10. Educational Advantages
Students in calculus and physics courses often struggle to connect symbolic manipulation with geometric intuition. The calculator bridges that gap by producing immediate visual and numeric results. Educators can input several sets of coefficients and ask students to predict the vertex and focus, then verify via the tool. Because the interface encourages experimentation, learners can see how adjusting the coefficient a narrows or widens the parabola or how changing b shifts the vertex horizontally. The explanatory output also reinforces vocabulary such as “focus,” “directrix,” and “axis of symmetry.”
11. Troubleshooting and Tips
- If the output reads “Coefficient a cannot be zero,” recheck your equation. The calculator needs a true quadratic.
- When the graph appears flat, zoom in numerically by selecting a smaller range for visualization or adjusting the coefficients so the curvature is more visible.
- Use the decimal precision selector to match measurement instruments. Rounding too early can introduce cumulative errors in complex projects.
- For parabolas that open downward (negative a), expect the focus y-coordinate to be less than the vertex y-coordinate. The calculator indicates this automatically.

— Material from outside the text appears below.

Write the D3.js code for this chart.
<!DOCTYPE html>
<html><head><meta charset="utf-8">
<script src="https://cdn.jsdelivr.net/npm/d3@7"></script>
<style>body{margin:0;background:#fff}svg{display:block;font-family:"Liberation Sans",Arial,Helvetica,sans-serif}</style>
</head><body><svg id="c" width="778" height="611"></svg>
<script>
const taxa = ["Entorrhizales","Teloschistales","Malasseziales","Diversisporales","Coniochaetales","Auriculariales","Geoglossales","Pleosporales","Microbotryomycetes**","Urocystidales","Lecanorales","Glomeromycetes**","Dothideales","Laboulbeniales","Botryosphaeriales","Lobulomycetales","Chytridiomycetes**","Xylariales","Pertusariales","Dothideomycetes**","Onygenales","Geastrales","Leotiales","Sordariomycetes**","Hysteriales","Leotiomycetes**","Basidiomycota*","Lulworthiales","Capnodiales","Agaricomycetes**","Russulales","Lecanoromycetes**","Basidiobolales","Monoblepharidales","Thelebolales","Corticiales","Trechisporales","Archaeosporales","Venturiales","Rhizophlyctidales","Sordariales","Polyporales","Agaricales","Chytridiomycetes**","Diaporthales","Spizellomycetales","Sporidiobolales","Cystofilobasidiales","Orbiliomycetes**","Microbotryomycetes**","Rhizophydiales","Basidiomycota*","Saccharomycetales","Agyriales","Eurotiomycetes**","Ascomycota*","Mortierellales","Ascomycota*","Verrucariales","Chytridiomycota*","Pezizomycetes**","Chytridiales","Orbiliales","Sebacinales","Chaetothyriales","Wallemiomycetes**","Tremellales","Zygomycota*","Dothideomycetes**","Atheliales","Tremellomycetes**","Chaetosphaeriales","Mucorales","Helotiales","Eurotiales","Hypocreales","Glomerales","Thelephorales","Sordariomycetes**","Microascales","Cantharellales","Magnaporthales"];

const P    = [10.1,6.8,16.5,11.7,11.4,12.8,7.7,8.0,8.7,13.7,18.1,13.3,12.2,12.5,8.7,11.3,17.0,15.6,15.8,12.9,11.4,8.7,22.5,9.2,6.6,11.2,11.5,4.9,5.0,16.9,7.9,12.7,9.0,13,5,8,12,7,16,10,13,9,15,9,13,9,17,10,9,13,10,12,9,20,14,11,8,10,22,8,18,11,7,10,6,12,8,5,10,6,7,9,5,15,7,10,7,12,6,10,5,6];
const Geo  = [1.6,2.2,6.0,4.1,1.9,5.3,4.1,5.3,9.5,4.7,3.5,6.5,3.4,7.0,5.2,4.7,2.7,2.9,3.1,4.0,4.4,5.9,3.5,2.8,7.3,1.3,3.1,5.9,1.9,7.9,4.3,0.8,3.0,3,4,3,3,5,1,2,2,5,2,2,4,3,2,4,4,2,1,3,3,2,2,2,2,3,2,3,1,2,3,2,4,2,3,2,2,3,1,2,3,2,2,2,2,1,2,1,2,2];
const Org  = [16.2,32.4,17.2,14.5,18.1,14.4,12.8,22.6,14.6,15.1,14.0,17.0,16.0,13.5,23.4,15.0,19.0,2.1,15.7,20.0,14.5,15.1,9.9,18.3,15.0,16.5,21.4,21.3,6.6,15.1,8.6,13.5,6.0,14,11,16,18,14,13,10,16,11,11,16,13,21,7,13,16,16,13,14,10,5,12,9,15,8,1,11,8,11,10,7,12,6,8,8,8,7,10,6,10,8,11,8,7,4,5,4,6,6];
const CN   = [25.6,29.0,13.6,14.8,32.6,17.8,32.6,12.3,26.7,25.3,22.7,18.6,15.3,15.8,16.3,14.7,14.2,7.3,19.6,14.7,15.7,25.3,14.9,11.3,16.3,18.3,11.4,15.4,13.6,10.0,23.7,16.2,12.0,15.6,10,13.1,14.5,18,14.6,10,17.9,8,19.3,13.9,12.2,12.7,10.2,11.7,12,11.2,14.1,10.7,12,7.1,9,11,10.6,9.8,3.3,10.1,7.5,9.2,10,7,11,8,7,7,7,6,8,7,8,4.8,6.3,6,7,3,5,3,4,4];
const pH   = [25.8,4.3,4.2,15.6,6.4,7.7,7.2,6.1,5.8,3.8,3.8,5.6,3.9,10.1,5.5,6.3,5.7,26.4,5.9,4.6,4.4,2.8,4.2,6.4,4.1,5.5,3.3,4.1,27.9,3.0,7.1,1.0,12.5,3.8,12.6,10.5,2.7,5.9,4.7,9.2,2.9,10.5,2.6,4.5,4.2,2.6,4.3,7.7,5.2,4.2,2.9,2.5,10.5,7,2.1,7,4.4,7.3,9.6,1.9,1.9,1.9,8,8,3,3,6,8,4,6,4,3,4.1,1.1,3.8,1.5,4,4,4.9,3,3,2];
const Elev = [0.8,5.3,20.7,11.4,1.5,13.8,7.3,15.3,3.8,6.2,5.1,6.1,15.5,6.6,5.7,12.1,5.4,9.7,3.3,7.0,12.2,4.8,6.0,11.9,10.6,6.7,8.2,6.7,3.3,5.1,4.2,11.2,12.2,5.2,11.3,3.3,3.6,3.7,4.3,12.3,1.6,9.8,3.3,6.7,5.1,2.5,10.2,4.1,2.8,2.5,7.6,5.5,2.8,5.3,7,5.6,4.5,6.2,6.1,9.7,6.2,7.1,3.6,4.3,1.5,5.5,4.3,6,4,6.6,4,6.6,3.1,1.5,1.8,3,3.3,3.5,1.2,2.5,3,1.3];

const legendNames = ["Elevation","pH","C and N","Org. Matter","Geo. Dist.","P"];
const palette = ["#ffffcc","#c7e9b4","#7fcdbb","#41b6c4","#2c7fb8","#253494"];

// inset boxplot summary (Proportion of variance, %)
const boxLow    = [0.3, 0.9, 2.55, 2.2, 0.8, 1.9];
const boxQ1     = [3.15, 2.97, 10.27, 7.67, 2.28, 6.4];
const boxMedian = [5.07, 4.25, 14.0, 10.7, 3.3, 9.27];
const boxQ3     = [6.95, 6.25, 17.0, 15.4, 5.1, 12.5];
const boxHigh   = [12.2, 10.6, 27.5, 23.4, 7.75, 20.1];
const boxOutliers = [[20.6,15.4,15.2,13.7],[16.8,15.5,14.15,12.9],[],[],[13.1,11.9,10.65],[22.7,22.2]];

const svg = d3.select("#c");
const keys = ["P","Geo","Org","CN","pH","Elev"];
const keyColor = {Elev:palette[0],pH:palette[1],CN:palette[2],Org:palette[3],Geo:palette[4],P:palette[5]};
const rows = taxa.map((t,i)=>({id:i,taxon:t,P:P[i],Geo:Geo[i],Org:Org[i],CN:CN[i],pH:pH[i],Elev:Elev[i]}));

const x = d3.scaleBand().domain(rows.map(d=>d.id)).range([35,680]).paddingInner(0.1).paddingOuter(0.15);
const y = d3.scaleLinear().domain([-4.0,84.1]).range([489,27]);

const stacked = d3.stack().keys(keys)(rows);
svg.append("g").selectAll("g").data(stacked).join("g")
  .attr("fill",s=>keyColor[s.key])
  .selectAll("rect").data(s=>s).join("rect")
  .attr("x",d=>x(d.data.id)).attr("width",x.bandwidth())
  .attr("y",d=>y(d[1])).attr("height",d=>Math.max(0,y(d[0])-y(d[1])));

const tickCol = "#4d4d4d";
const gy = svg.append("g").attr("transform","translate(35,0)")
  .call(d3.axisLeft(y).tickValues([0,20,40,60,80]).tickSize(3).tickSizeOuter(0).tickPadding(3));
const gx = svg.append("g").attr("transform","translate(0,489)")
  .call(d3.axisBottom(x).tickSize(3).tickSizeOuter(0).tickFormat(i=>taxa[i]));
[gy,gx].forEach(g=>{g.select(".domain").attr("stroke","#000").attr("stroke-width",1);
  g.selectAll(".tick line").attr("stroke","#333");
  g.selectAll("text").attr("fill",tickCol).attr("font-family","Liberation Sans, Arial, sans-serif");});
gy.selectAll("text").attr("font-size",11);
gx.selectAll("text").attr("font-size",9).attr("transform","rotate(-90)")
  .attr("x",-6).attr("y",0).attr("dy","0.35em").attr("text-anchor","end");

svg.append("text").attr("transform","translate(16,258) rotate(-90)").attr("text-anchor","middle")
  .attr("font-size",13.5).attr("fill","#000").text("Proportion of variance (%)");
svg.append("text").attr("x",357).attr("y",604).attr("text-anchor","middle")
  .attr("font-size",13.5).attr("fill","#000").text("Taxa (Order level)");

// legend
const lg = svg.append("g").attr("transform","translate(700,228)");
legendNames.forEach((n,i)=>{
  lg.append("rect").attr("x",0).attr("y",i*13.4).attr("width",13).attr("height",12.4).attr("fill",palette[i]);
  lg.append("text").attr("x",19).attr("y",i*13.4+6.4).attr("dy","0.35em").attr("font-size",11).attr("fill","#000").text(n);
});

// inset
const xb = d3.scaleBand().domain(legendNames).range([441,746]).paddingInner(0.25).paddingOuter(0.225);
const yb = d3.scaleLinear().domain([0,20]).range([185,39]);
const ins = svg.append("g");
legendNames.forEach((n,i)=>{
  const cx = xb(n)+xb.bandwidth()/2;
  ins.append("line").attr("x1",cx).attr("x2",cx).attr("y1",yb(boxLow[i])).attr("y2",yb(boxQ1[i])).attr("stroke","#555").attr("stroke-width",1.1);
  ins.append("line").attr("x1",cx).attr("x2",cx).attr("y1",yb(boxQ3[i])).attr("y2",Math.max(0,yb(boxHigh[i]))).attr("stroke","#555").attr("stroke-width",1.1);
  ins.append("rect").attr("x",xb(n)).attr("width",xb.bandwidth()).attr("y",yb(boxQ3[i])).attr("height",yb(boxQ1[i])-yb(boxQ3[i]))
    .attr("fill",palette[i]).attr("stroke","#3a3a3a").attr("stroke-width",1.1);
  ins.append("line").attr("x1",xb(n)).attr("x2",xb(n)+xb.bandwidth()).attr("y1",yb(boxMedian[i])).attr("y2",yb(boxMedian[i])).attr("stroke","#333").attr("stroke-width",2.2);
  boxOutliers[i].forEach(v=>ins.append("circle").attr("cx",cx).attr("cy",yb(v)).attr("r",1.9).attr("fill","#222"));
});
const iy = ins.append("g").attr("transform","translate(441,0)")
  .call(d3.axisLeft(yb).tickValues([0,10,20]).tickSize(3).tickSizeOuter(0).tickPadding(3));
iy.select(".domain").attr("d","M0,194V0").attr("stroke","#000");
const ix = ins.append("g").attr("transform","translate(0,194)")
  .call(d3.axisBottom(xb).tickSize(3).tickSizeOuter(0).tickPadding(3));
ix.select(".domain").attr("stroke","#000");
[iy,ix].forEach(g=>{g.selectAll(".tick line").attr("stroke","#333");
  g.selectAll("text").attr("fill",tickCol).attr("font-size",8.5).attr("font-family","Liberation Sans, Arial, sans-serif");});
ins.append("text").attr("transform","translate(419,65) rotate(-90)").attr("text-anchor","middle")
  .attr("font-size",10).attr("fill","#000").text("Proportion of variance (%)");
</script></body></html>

- Record the settings (units and precision) alongside the results when documenting calculations in reports.
12. Future Expansions
While the current version focuses on vertical parabolas in Cartesian coordinates, the same framework can expand to include horizontal parabolas (x = ay² + by + c) or parametric definitions useful in advanced robotics and control systems. Future iterations may also integrate uncertainty propagation, enabling users to input measurement ranges and see how they affect vertex and focus, which is especially valuable in research settings.
By mastering the functionality of this vertex and focal length calculator, users can confidently tackle projects ranging from high-precision optics to infrastructural designs. The combination of quick computations, customizable outputs, and authoritative references ensures that every calculation stands on a firm scientific foundation.